Aditi Bhaskar and Mahdi Nikdast receive NSF CAREER awards

by Jayme DeLoss and Andrea Leland
April 6, 2021


Aditi Bhaskar of Civil and Environmental Engineering, and Mahdi Nikdast of Electrical and Computer Engineering, recipients of NSF CAREER awards.
Aditi Bhaskar (left), assistant professor of Civil and Environmental Engineering, and Mahdi Nikdast (right), assistant professor of Electrical and Computer Engineering, are recipients of National Science Foundation CAREER awards.

Two Walter Scott, Jr. College of Engineering professors have been selected for the National Science Foundation’s most prestigious early-career faculty award. Aditi Bhaskar, assistant professor of Civil and Environmental Engineering, and Mahdi Nikdast, assistant professor of Electrical and Computer Engineering, were recognized with CAREER awards for their potential to serve as academic role models in research and education and to lead advances in their fields.

Bhaskar is connecting urban irrigation efficiency to streamflow

Bhaskar will use her CAREER funding to find out to what extent lawn irrigation contributes to streamflow in semi-arid urban watersheds and determine the effects of reduced urban irrigation.

“Reducing urban irrigation could play a critical role in achieving water security and sustainability in river basins where water is scarce,” Bhaskar stated in her proposal.

This is particularly important along the Front Range of Colorado, where water supply is lagging behind the growing demand, and the majority of water used on residential properties goes to irrigating landscapes and lawns.

We have the means to reduce urban irrigation by using efficient irrigation systems or converting lawns through xeriscaping or impervious surfaces, but we don’t know exactly how this will affect streamflow. Some fear conservation could dry out our urban streams and harm the water rights of downstream users.

Bhaskar’s project will quantify the impacts of current and more efficient irrigation practices on streamflow. The growing urban communities on the Front Range affect the agricultural communities to the east, and Bhaskar wants to better understand those connections and support conservation practices with data. Ultimately, her goal is to help semi-arid communities flourish with less water.

Communities of color are disproportionately impacted by lower drinking water quality and other environmental disservices, in part because of the underrepresentation of people of color in the water workforce. The education part of Bhaskar’s proposal addresses this disparity by working to diversify the urban water workforce to be more reflective of the communities served.

Bhaskar will work with the Colorado Water Center’s Student Fellows program to mentor students of color interested in water careers. She also will work with undergraduate students on water research and crowd-sourced stream tracking.

Additionally, Bhaskar’s CAREER award will enable development of equity-focused teaching materials for water-related undergraduate courses, in collaboration with Associate Professor Rebecca Atadero. Bhaskar and Atadero aim to incorporate more discussion on the social responsibility of engineering decisions and how civil and environmental engineering are closely tied to people.

“How can we be of service to people and make sure our decisions are not serving people differentially based on their income or race, for example,” Bhaskar said.

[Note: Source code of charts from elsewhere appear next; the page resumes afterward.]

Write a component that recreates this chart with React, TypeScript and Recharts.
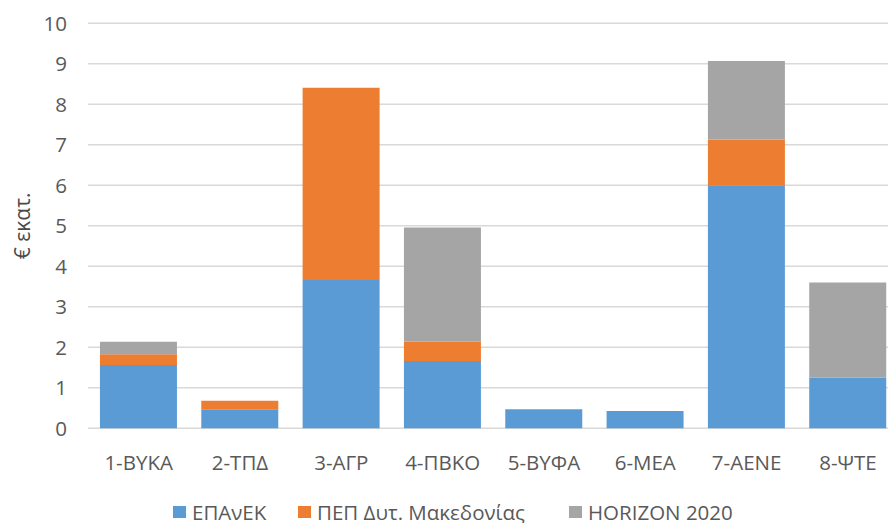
import React from "react";
import { BarChart, Bar, XAxis, YAxis, CartesianGrid, Label } from "recharts";

const categories = ["1-ΒΥΚΑ", "2-ΤΠΔ", "3-ΑΓΡ", "4-ΠΒΚΟ", "5-ΒΥΦΑ", "6-ΜΕΑ", "7-ΑΕΝΕ", "8-ΨΤΕ"];
const epanek = [1.56, 0.47, 3.66, 1.66, 0.47, 0.43, 6.0, 1.25];
const pep = [0.27, 0.21, 4.75, 0.48, 0, 0, 1.13, 0];
const horizon = [0.31, 0, 0, 2.82, 0, 0, 1.94, 2.35];
const seriesNames = ["ΕΠΑνΕΚ", "ΠΕΠ Δυτ. Μακεδονίας", "HORIZON 2020"];
const seriesColors = ["#5b9bd5", "#ed7d31", "#a5a5a5"];
const yTicks = [0, 1, 2, 3, 4, 5, 6, 7, 8, 9, 10];
const yLabel = "€ εκατ.";

const data = categories.map((c, i) => ({
  name: c,
  s0: epanek[i],
  s1: pep[i],
  s2: horizon[i],
}));

const FONT = "'Open Sans', sans-serif";
const TXT = "#595959";

const legendLefts = [173, 298, 569];

export default function App() {
  return (
    <div
      style={{
        position: "fixed",
        left: 0,
        top: 0,
        width: 888,
        height: 523,
        overflow: "hidden",
        background: "#fff",
        fontFamily: FONT,
      }}
    >
      <BarChart
        width={910}
        height={523}
        data={data}
        margin={{ top: 23.3, right: 11.4, left: 0, bottom: 54.7 }}
        barCategoryGap="11.8%"
      >
        <CartesianGrid vertical={false} stroke="#d9d9d9" strokeWidth={1.5} />
        <XAxis
          dataKey="name"
          axisLine={false}
          tickLine={false}
          tickSize={0}
          tickMargin={27}
          height={40}
          interval={0}
          tick={{ fill: TXT, fontSize: 20.5, fontFamily: FONT }}
        />
        <YAxis
          width={88}
          domain={[0, 10]}
          ticks={yTicks}
          axisLine={false}
          tickLine={false}
          tickSize={0}
          tickMargin={21}
          interval={0}
          tick={{ fill: TXT, fontSize: 20.5, fontFamily: FONT }}
        >
          <Label
            value={yLabel}
            angle={-90}
            position="insideLeft"
            offset={23}
            style={{ fill: "#4a4a4a", fontSize: 21, fontFamily: FONT, textAnchor: "middle" }}
          />
        </YAxis>
        {seriesNames.map((n, i) => (
          <Bar
            key={n}
            dataKey={"s" + i}
            name={n}
            stackId="a"
            fill={seriesColors[i]}
            isAnimationActive={false}
          />
        ))}
      </BarChart>
      {seriesNames.map((n, i) => (
        <div
          key={n}
          style={{
            position: "absolute",
            left: legendLefts[i],
            top: 500,
            height: 24,
            lineHeight: "24px",
            display: "flex",
            alignItems: "center",
            fontSize: 20.5,
            color: TXT,
            whiteSpace: "nowrap",
          }}
        >
          <span
            style={{
              display: "inline-block",
              width: 12.5,
              height: 12.5,
              background: seriesColors[i],
              marginRight: 6.5,
            }}
          />
          <span>{n}</span>
        </div>
      ))}
    </div>
  );
}
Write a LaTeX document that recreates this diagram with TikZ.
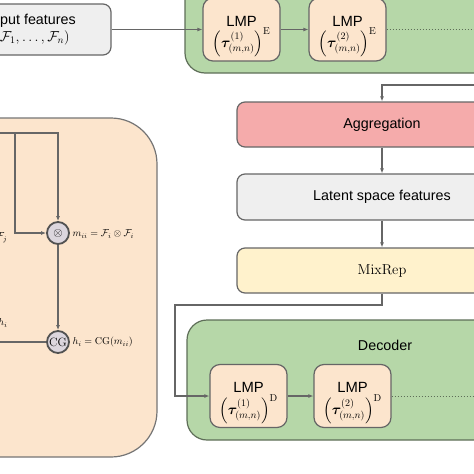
\documentclass[tikz,border=0pt]{standalone}
\usepackage{amsmath,bm}
\usepackage[no-math]{fontspec}
\newfontfamily\arialfont{Liberation Sans}
\usetikzlibrary{arrows.meta}
\definecolor{encgreen}{HTML}{B6D7A8}
\definecolor{greenline}{HTML}{5E6E58}
\definecolor{peach}{HTML}{FCE5CD}
\definecolor{aggred}{HTML}{F5ABAB}
\definecolor{lightgray}{HTML}{EFEFEF}
\definecolor{mixyellow}{HTML}{FFF2CC}
\definecolor{edge}{HTML}{666666}
\definecolor{circfill}{HTML}{DCD6DE}
\newcommand{\lmpformula}[2]{$\left(\bm{\tau}^{(#1)}_{(m,n)}\right)^{\mathrm{#2}}$}
\begin{document}
\begin{tikzpicture}[x=1pt,y=-1pt,
  line width=1.1pt,
  sanstext/.style={font=\arialfont\fontsize{14.3}{17}\selectfont},
  blockbox/.style={draw=edge, rounded corners=8pt, line width=1.2pt, minimum width=290pt, inner sep=0pt},
  lmpbox/.style={draw=edge, fill=peach, rounded corners=10pt, line width=1.2pt, minimum width=77pt, minimum height=63pt, inner sep=0pt},
  lmptitle/.style={font=\arialfont\fontsize{14.8}{17}\selectfont, inner sep=0pt},
  lmpmath/.style={font=\fontsize{14.3}{17}\selectfont, inner sep=0pt},
  groupbox/.style={draw=greenline, fill=encgreen, rounded corners=20pt, line width=1.2pt},
  opcirc/.style={circle, draw=edge!80!black, fill=circfill, line width=1.8pt, minimum size=22pt, inner sep=0pt, font=\fontsize{12}{14}\selectfont},
  conn/.style={draw=edge, line width=1.1pt},
  arr/.style={conn, -{Latex[length=5pt,width=4pt]}},
  dotline/.style={draw=greenline, line width=1pt, dotted},
  mathlabel/.style={font=\fontsize{10}{12}\selectfont, inner sep=0pt}
]
\useasboundingbox (0,0) rectangle (474,474);
\clip (0,0) rectangle (474,474);

% left peach panel
\draw[draw=edge!90, fill=peach, line width=1.2pt, rounded corners=46pt] (-80,118) rectangle (157,457);

% input features box
\node[draw=edge, fill=lightgray, rounded corners=8pt, line width=1.2pt, minimum width=158pt, minimum height=51pt, inner sep=0pt, align=center, sanstext] (input) at (32,29.5)
  {Input features\\[0pt] $(\mathcal{F}_1,\ldots,\mathcal{F}_n)$};

% encoder group
\draw[groupbox] (185,-40) rectangle (540,73);
\node[lmpbox] (lmp1e) at (241.5,29.5) {};
\node[lmpbox] (lmp2e) at (347.5,29.5) {};
\node[lmptitle] (t1e) at (241.5,21) {LMP};
\node[lmpmath] (f1e) at (241.5,42) {\lmpformula{1}{E}};
\node[lmptitle] (t2e) at (347.5,21) {LMP};
\node[lmpmath] (f2e) at (347.5,42) {\lmpformula{2}{E}};
\coordinate (encend) at (480,29.5);
\draw[arr] (input.east) -- (lmp1e.west);
\draw[arr] (lmp1e.east) -- (lmp2e.west);
\draw[dotline] (lmp2e.east) -- (encend);

% central column
\node[blockbox, fill=aggred, minimum height=45pt, sanstext] (agg) at (382,124.5) {Aggregation};
\node[blockbox, fill=lightgray, minimum height=46pt, sanstext] (latent) at (382,197) {Latent space features};
\node[blockbox, fill=mixyellow, minimum height=45pt, font=\fontsize{13.5}{16}\selectfont] (mixrep) at (382,270.5) {$\mathrm{MixRep}$};
\coordinate (fbstart) at (490,85);
\draw[arr] (fbstart) -- (382,85) -- (agg.north);
\draw[arr] (agg.south) -- (latent.north);
\draw[arr] (latent.south) -- (mixrep.north);

% decoder group
\draw[groupbox] (187,320) rectangle (540,440);
\node[sanstext, inner sep=0pt] (declabel) at (385,345) {Decoder};
\node[lmpbox] (lmp1d) at (248.5,396) {};
\node[lmpbox] (lmp2d) at (352.5,396) {};
\node[lmptitle] (t1d) at (248.5,387.5) {LMP};
\node[lmpmath] (f1d) at (248.5,409) {\lmpformula{1}{D}};
\node[lmptitle] (t2d) at (352.5,387.5) {LMP};
\node[lmpmath] (f2d) at (352.5,409) {\lmpformula{2}{D}};
\coordinate (decend) at (480,396);
\draw[arr] (mixrep.south) -- (382,305) -- (175,305) -- (175,396) -- (lmp1d.west);
\draw[arr] (lmp1d.east) -- (lmp2d.west);
\draw[dotline] (lmp2d.east) -- (decend);

% left panel internals
\node[opcirc] (otimes) at (58,233) {$\otimes$};
\node[opcirc] (cg) at (58,342) {$\mathrm{CG}$};
\coordinate (topin) at (-20,133);
\coordinate (branch) at (15,133);
\coordinate (cgin) at (-20,342);
\draw[arr] (topin) -- (58,133) -- (otimes.north);
\draw[arr] (branch) -- (15,233) -- (otimes.west);
\draw[arr] (otimes.south) -- (cg.north);
\draw[conn] (cgin) -- (cg.west);
\node[mathlabel, anchor=west] (mlabel) at (72,234) {$m_{ii} = \mathcal{F}_i \otimes \mathcal{F}_i$};
\node[mathlabel, anchor=west] (hlabel) at (72,342) {$h_i = \mathrm{CG}(m_{ii})$};
\node[mathlabel, anchor=east] (fjlabel) at (8,238) {$\mathcal{F}_j$};
\node[mathlabel, anchor=east] (hilabel) at (8,323) {$h_i$};
\end{tikzpicture}
\end{document}
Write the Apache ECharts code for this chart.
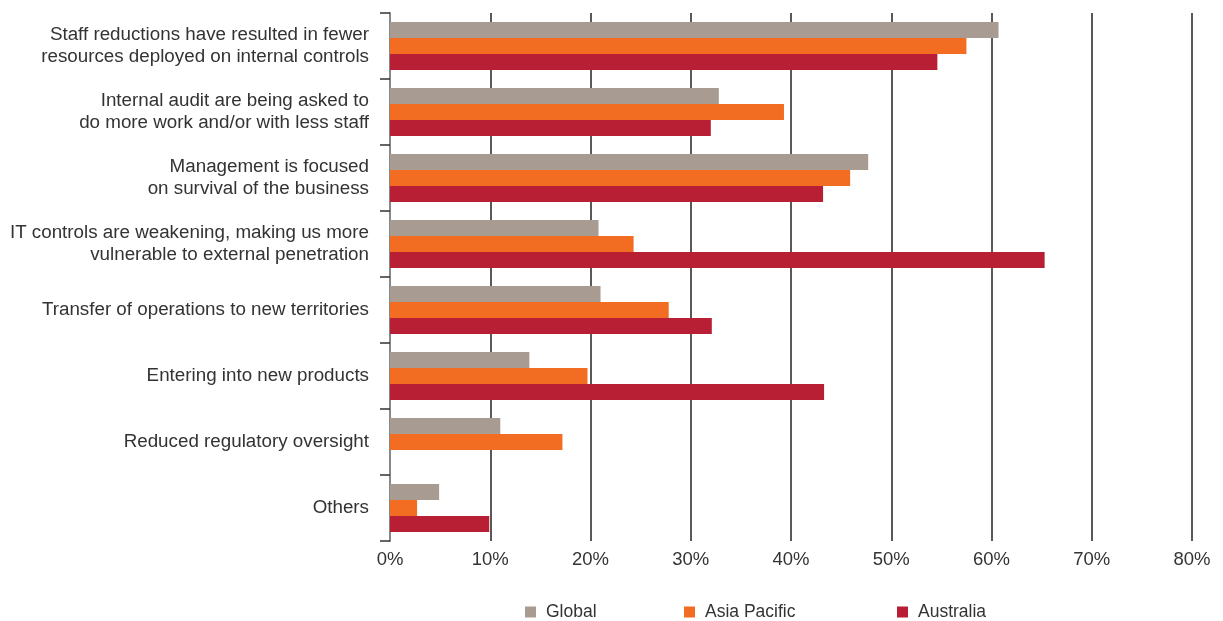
<!DOCTYPE html>
<html><head><meta charset="utf-8">
<script src="https://cdn.jsdelivr.net/npm/echarts@6/dist/echarts.min.js"></script>
<style>html,body{margin:0;padding:0;background:#fff}#c{width:1223px;height:621px}</style>
</head><body><div id="c"></div>
<script>
const categories = [
  "Staff reductions have resulted in fewer\nresources deployed on internal controls",
  "Internal audit are being asked to\ndo more work and/or with less staff",
  "Management is focused\non survival of the business",
  "IT controls are weakening, making us more\nvulnerable to external penetration",
  "Transfer of operations to new territories",
  "Entering into new products",
  "Reduced regulatory oversight",
  "Others"
];
const globalVals = [60.7, 32.8, 47.7, 20.8, 21.0, 13.9, 11.0, 4.9];
const asiaPacificVals = [57.5, 39.3, 45.9, 24.3, 27.8, 19.7, 17.2, 2.7];
const australiaVals = [54.6, 32.0, 43.2, 65.3, 32.1, 43.3, 0, 9.9];
const seriesNames = ["Global", "Asia Pacific", "Australia"];

const font = "'Liberation Sans', Arial, Helvetica, sans-serif";
const chart = echarts.init(document.getElementById('c'));
const mk = (name, data, color) => ({
  name, type: 'bar', data, barWidth: 16, barGap: '0%',
  itemStyle: { color }, animation: false
});
const legendAt = (name, left) => ({
  top: 603, left, itemWidth: 11, itemHeight: 11, padding: 0, icon: 'rect',
  selectedMode: false,
  textStyle: { fontSize: 17.5, color: '#333', fontFamily: font, padding: [0, 0, 0, 5] },
  data: [name]
});
chart.setOption({
  animation: false,
  textStyle: { fontFamily: font },
  grid: { left: 390, right: 31, top: 13, bottom: 80, containLabel: false },
  legend: [
    legendAt(seriesNames[0], 525),
    legendAt(seriesNames[1], 684),
    legendAt(seriesNames[2], 897)
  ],
  xAxis: {
    type: 'value', min: 0, max: 80, interval: 10,
    axisLabel: { formatter: '{value}%', fontSize: 18.5, color: '#333', margin: 9, fontFamily: font },
    axisLine: { show: false }, axisTick: { show: false },
    splitLine: { show: true, lineStyle: { color: '#222', width: 1.5 } }
  },
  yAxis: {
    type: 'category', data: categories, inverse: true,
    axisLine: { show: true, lineStyle: { color: '#888', width: 2 } },
    axisTick: { show: true, length: 10, lineStyle: { color: '#333', width: 1.5 } },
    axisLabel: { fontSize: 18.8, color: '#333', lineHeight: 22, margin: 21, fontFamily: font, align: 'right', padding: [4, 0, 0, 0] }
  },
  series: [
    mk(seriesNames[0], globalVals, '#a89b91'),
    mk(seriesNames[1], asiaPacificVals, '#f26d22'),
    mk(seriesNames[2], australiaVals, '#b81f34')
  ]
});
</script></body></html>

Nikdast is developing new technology for our data-driven society

Nikdast has been selected by the NSF to lead research on a new class of technology that could serve as an essential building block for advancing our hyper-connected world.

Whether working from home, shopping online, using GPS navigation, or connecting with friends on social media, our online activities are on the rise – and we are straining our technology infrastructure with the mind-boggling amounts of data we generate every day.

The five-year CAREER award will help Nikdast optimize and bolster network systems that process the ever-growing volume of data we produce through our high-tech gadgets and applications. His work could represent a vital step forward in supporting and accelerating emerging innovations, from self-driving cars to smart cities.

“As devices and systems become ‘smarter’ and more connected, our technological future relies on our ability to manage and move massive amounts of data,” said Tony Maciejewski, head of the Department of Electrical and Computer Engineering.

Working in collaboration with industry partners at Microsoft, NVIDIA, and CEA-Leti, a French government-funded technology research organization, Nikdast will spearhead the development and application of a new type of datacenter network switches, the tools responsible for moving data from one server to another. Leveraging the power of silicon photonics technology, Nikdast aims to develop network switches capable of processing an extremely high volume of data at the fastest possible speed without problematic delays, while improving energy efficiency.

“When it comes to high-performance computing and datacenter systems, it’s not about how fast they can compute, but how quickly and efficiently different resources within such systems can communicate,” Nikdast said. “The novel network switches designed and optimized in this project would make it easy for future networked systems to communicate efficiently.”

The CAREER award will also help Nikdast launch a new outreach program to broaden participation in computing and STEM fields, with a focus on K-12 schools in Northern Colorado and Southern Wyoming with low college-attendance rates.

“As a first-generation college student, I am passionate about sharing the excitement of engineering with underrepresented groups and helping them succeed,” Nikdast said.